Sabemos que la verdad, en literatura, no es menos una convención que en la vida y, sin embargo, ante la lectura de ciertos libros nos parece tenerla entre las manos como un ser vivo y temeroso. Y hay verdad (de la de esa especie) en el hermosísimo, emocionante, hondo libro de Hasier Larretxea (Arraioz, Navarra, 1982) titulado Niebla fronteriza, recién salido de las prensas de El Gaviero. Larretxea había publicado, antes de este, dos libros en euskera, y ahora ha escrito Niebla fronteriza directamente en castellano. La lengua sigue siendo, sin embargo, una preocupación fundamental en este libro que es un ejercicio de memoria, a base de reconstruir, superpuestas, las imágenes de los mismos lugares en las diferentes etapas de la vida, por más que la infancia acabe teniendo más peso que las otras. “Escribir, siempre, a través del paisaje”, se propone el poeta; y ese paisaje se vuelve memoria hecha de palabras repetidas, olvidadas, difíciles, de recuerdos confusos y certeros, de preguntas que no se cierran jamás: “El origen es una herida que nunca cierra”. Una poesía atenta a escuchar en el silencio, capaz de escuchar aquello que no habla: “El aire nos revela todo lo que no puede el presente”.

Niebla fronteriza se divide en dos secciones; “Niebla” y “Fronteriza”. En la primera parte abundan más los poemas en prosa y en la segunda los poemas en verso; la primera es más reflexiva, más memoriosa, y la segunda más intuitiva, más lírica también.
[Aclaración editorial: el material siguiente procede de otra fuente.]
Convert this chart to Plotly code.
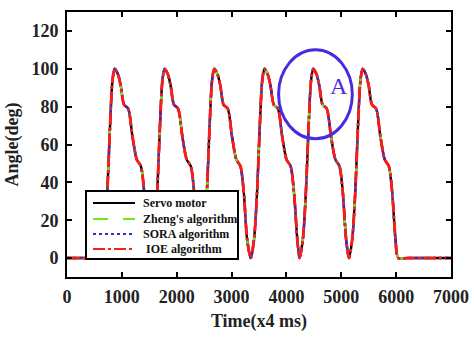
import plotly.graph_objects as go

# Peak times of the six motion cycles (x4 ms)
peak_times = [870, 1780, 2685, 3600, 4490, 5390]

# One cycle's profile, as offsets from its peak (x4 ms) and angles (deg)
rise_offsets = [-250, -190, -135, -85, -40, 0]
rise_angles = [0, 10, 35, 70, 94, 100]
fall_offsets = [60, 110, 170, 244, 324, 403, 476, 537, 598, 650]
fall_angles = [97, 91, 81, 79, 64, 52, 48.6, 35, 10, 0]

# Rest periods before the first and after the last cycle (x4 ms, angle 0)
rest_before = [0, 450]
rest_after = [6200, 7000]

# Build the angle trace from the cycle profile
time = list(rest_before)
angle = [0] * len(rest_before)
for i, tp in enumerate(peak_times):
    for off, a in zip(rise_offsets, rise_angles):
        if i > 0 and off == rise_offsets[0]:
            continue  # the dip is shared with the previous cycle's descent
        time.append(tp + off)
        angle.append(a)
    last = i == len(peak_times) - 1
    falls = fall_offsets if last else fall_offsets[:-1]
    fang = fall_angles if last else fall_angles[:-1]
    for off, a in zip(falls, fang):
        time.append(tp + off)
        angle.append(a)
    if not last:
        time.append(peak_times[i + 1] + rise_offsets[0])
        angle.append(0)
time += rest_after
angle += [0] * len(rest_after)

series_names = ["Servo motor", "Zheng's algorithm", "SORA algorithm", "\u00a0IOE algorithm"]
series_colors = ["#000000", "#6CE81E", "#2E2ED0", "#FF1A1A"]
series_dashes = ["solid", "longdash", "dot", "12px,3px,3px,3px"]
series_widths = [2.4, 2.4, 2.4, 2.8]

fig = go.Figure()
for name, color, dash, width in zip(series_names, series_colors, series_dashes, series_widths):
    fig.add_trace(go.Scatter(
        x=time, y=angle, mode="lines", name=name, showlegend=False,
        line=dict(color=color, dash=dash, width=width, shape="spline", smoothing=0.8),
    ))

serif = "Liberation Serif, Times New Roman, serif"
ring = "#4B2BE0"

# Highlight ring around the fifth cycle, labelled "A"
fig.add_shape(type="circle", xref="x", yref="y",
              x0=3857, x1=5201, y0=63, y1=110,
              line=dict(color=ring, width=3))
fig.add_annotation(x=4953, y=91, text="A", showarrow=False,
                   font=dict(family=serif, size=24, color=ring))

# Boxed legend in the lower-left corner of the plot area
fig.add_shape(type="rect", xref="paper", yref="paper",
              x0=0.0495, x1=0.4453, y0=0.0679, y1=0.3245,
              line=dict(color="black", width=2), fillcolor="white", layer="above")
row_y = [0.2792, 0.2189, 0.1623, 0.1057]
for ry, name, color, dash in zip(row_y, series_names, series_colors, series_dashes):
    fig.add_shape(type="line", xref="paper", yref="paper",
                  x0=0.0677, x1=0.1771, y0=ry, y1=ry,
                  line=dict(color=color, width=2.2, dash=dash), layer="above")
    fig.add_annotation(xref="paper", yref="paper", x=0.1927, y=ry,
                       xanchor="left", yanchor="middle", text=name, showarrow=False,
                       font=dict(family=serif, size=12, color="#111111", weight="bold"))

label_font = dict(family=serif, size=18, color="#222222", weight="bold")
axis_common = dict(
    showline=True, linecolor="black", linewidth=2, mirror="ticks",
    ticks="inside", ticklen=5, tickwidth=2, tickcolor="black",
    showgrid=False, zeroline=False, automargin=False,
    tickfont=label_font,
)

fig.update_layout(
    width=474, height=337,
    margin=dict(l=67, r=23, t=12, b=60),
    paper_bgcolor="white", plot_bgcolor="white",
    xaxis=dict(range=[0, 7000], dtick=1000, tick0=0, ticklabelstandoff=2,
               title=dict(text="Time(x4 ms)", standoff=9, font=label_font),
               **axis_common),
    yaxis=dict(range=[-10, 130], dtick=20, tick0=0, ticklabelstandoff=3,
               title=dict(text="Angle(deg)", standoff=8, font=label_font),
               **axis_common),
)

fig.write_html("out.html")
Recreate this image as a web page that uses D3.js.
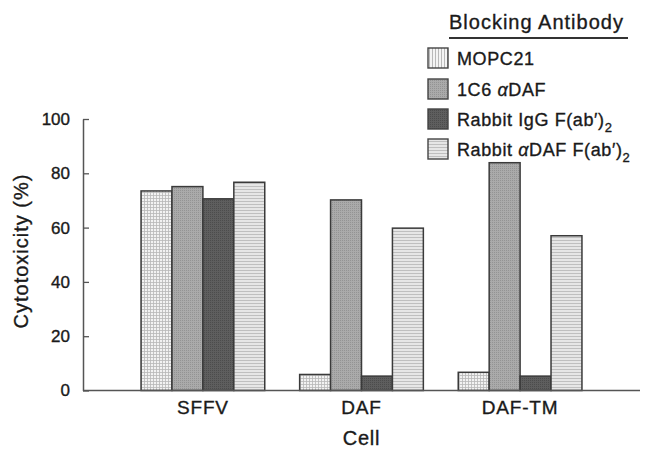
<!DOCTYPE html>
<html>
<head>
<meta charset="utf-8">
<script src="https://cdn.jsdelivr.net/npm/d3@7"></script>
<style>
  body { margin: 0; background: #fff; }
  svg { display: block; font-family: "Liberation Sans", Arial, sans-serif; }
  text { fill: #1a1a1a; stroke: #1a1a1a; stroke-width: 0.35px; }
</style>
</head>
<body>
<div id="chart"></div>
<script>
// data
var cells = ["SFFV", "DAF", "DAF-TM"];
var antibodies = ["MOPC21", "1C6 aDAF", "Rabbit IgG", "Rabbit aDAF"];
var mopc21 = [73.5, 5.9, 6.7];
var daf1C6 = [75.1, 70.2, 83.9];
var rabbitIgG = [70.6, 5.3, 5.3];
var rabbitDAF = [76.7, 59.8, 57.0];
var yTicks = [0, 20, 40, 60, 80, 100];

var seriesValues = [mopc21, daf1C6, rabbitIgG, rabbitDAF];
var fills = ["url(#patGrid)", "url(#patDots)", "url(#patDark)", "url(#patHoriz)"];
var legendFills = ["url(#patVert)", "url(#patDots)", "url(#patDark)", "url(#patHoriz)"];

var width = 646, height = 450;
var margin = {left: 83, right: 8, top: 119, bottom: 59};

var svg = d3.select("#chart").append("svg")
	.attr("width", width)
	.attr("height", height);

// fill textures
var defs = svg.append("defs");
function addPattern(id, w, h, bg, draw) {
	var p = defs.append("pattern")
		.attr("id", id)
		.attr("patternUnits", "userSpaceOnUse")
		.attr("width", w).attr("height", h);
	p.append("rect").attr("width", w).attr("height", h).attr("fill", bg);
	draw(p);
}
addPattern("patGrid", 3, 3, "#f2f2f2", function(p) {
	p.append("path").attr("d", "M0,0.5H3M0.5,0V3").attr("stroke", "#b8b8b8").attr("stroke-width", 0.8);
});
addPattern("patVert", 3, 3, "#f4f4f4", function(p) {
	p.append("path").attr("d", "M0.5,0V3").attr("stroke", "#aaa").attr("stroke-width", 0.8);
});
addPattern("patDots", 2, 2, "#aaaaaa", function(p) {
	p.append("rect").attr("width", 1).attr("height", 1).attr("fill", "#939393");
});
addPattern("patDark", 2, 2, "#5e5e5e", function(p) {
	p.append("rect").attr("width", 1).attr("height", 1).attr("fill", "#4c4c4c");
});
addPattern("patHoriz", 3, 3, "#e6e6e6", function(p) {
	p.append("path").attr("d", "M0,0.5H3").attr("stroke", "#b5b5b5").attr("stroke-width", 0.8);
});

var x = d3.scaleBand()
	.domain(cells)
	.range([margin.left, 640])
	.paddingInner(0.22)
	.paddingOuter(0.366);

var xSub = d3.scaleBand()
	.domain(antibodies)
	.range([0, x.bandwidth()]);

var y = d3.scaleLinear()
	.domain([0, 100])
	.range([height - margin.bottom - 0.5, margin.top]);

// bars
antibodies.forEach(function(ab, i) {
	svg.append("g").selectAll("rect")
		.data(seriesValues[i])
		.enter()
		.append("rect")
			.attr("x", function(d, j) { return x(cells[j]) + xSub(ab); })
			.attr("y", function(d) { return y(d); })
			.attr("width", xSub.bandwidth())
			.attr("height", function(d) { return y(0) - y(d); })
			.attr("fill", fills[i])
			.attr("stroke", "#3a3a3a")
			.attr("stroke-width", 1.5);
});

// y axis, ticks pointing inward
var yAxis = svg.append("g")
	.attr("transform", "translate(" + margin.left + ",0)")
	.call(d3.axisLeft(y).tickValues(yTicks).tickSizeInner(-6).tickSizeOuter(0).tickPadding(13));
yAxis.select(".domain").attr("stroke", "#555").attr("stroke-width", 1.5);
yAxis.selectAll(".tick line").attr("stroke", "#555").attr("stroke-width", 1.3);
yAxis.selectAll(".tick text").attr("font-size", 17).attr("fill", null)
	.attr("font-family", "Liberation Sans, Arial, sans-serif");

// x axis baseline and labels
var xAxis = svg.append("g")
	.attr("transform", "translate(0," + y(0) + ")")
	.call(d3.axisBottom(x).tickSize(0).tickPadding(10));
xAxis.select(".domain").attr("stroke", "#555").attr("stroke-width", 1.5)
	.attr("d", "M" + margin.left + ",0H640");
xAxis.selectAll(".tick text").attr("font-size", 19).attr("fill", null)
	.attr("letter-spacing", 0.8)
	.attr("font-family", "Liberation Sans, Arial, sans-serif");

// axis titles
svg.append("text")
	.attr("transform", "translate(28," + 251 + ") rotate(-90)")
	.attr("text-anchor", "middle")
	.attr("font-size", 20).attr("letter-spacing", 1)
	.text("Cytotoxicity (%)");

svg.append("text")
	.attr("x", x("DAF") + x.bandwidth() / 2)
	.attr("y", 445)
	.attr("text-anchor", "middle")
	.attr("font-size", 20).attr("letter-spacing", 0.8)
	.text("Cell");

// legend
var legend = svg.append("g");
legend.append("text")
	.attr("x", 449).attr("y", 29)
	.attr("font-size", 20).attr("letter-spacing", 1)
	.text("Blocking Antibody");
legend.append("line")
	.attr("x1", 449).attr("x2", 628)
	.attr("y1", 38).attr("y2", 38)
	.attr("stroke", "#333").attr("stroke-width", 2);

var legendY = [48, 79, 109, 139];
antibodies.forEach(function(ab, i) {
	legend.append("rect")
		.attr("x", 428).attr("y", legendY[i])
		.attr("width", 20).attr("height", 20)
		.attr("fill", legendFills[i])
		.attr("stroke", "#444").attr("stroke-width", 1.4);
	var t = legend.append("text")
		.attr("x", 457).attr("y", legendY[i] + 17)
		.attr("font-size", 18).attr("letter-spacing", 0.6);
	if (i == 0) {
		t.text("MOPC21");
	} else if (i == 1) {
		t.append("tspan").text("1C6  ");
		t.append("tspan").attr("font-style", "italic").text("\u03b1");
		t.append("tspan").text("DAF");
	} else if (i == 2) {
		t.append("tspan").text("Rabbit IgG F(ab\u2032)");
		t.append("tspan").attr("font-size", 13).attr("dy", 6).text("2");
	} else {
		t.append("tspan").text("Rabbit  ");
		t.append("tspan").attr("font-style", "italic").text("\u03b1");
		t.append("tspan").text("DAF F(ab\u2032)");
		t.append("tspan").attr("font-size", 13).attr("dy", 6).text("2");
	}
});
</script>
</body>
</html>
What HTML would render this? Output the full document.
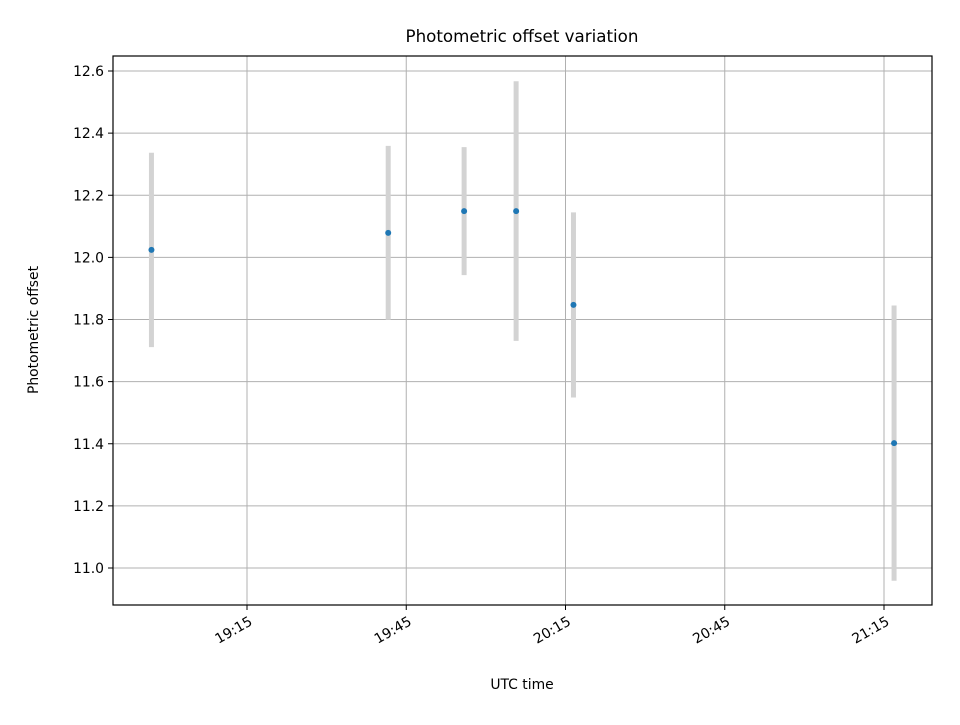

En este libro respira la familia, la memoria colectiva (sin obviar zulos e idiomas), la dureza de la vida de las generaciones anteriores (la abuela que no sabía besar)... Niebla fronteriza es un libro honesto, inteligente, lleno de hondura y habilidad en la disección de los asuntos más delicados. Le dan ganas a uno de decir que queremos ya más libros de su autor. Pero este nos durará aún mucho, mucho tiempo, mientras crece con cada lectura y con él, nosotros.

 

Para cuando volvamos al paisaje húmedo

que se esconde tras la neblina

los rostros alejados hallarán

a quien descansa en las rocas resbaladizas del puerto

y no consigue liberarse de la familiaridad disonante

de las campanas de la muerte.

 

Las ilusiones son crucificadas en el plumaje

del cisne blanco y sus alas heridas

al tropezar con la duda

del destierro en espacios difuminados

por la ceguera de las luces de los faros

en la redondez de vida.

 

Los copos de nieve no absorben

la indecisión del empeine.

 

Siempre quedará suspendido algún

guiño en las despedidas amortizadas

por los desvíos regionales.

 

A las miradas surcadas por el rencor

siempre les quedará ondear la culpabilidad.

 

En nuestro paso, los restos de las huellas

que se borraron sin incinerar.

 

El compás del cancionero de los pájaros

dejó de secundar el dictamen

del pensamiento intransigente.

 

En el atardecer se acuestan

los afluentes espumosos de los sueños.

El amanecer no encuentra sus propias manos

con las que acariciarle a la vida sin féretro,

acunar las miradas sin significado.

Nada más que cementerios ensanchados

a la medida de nuestro temperamento celestial.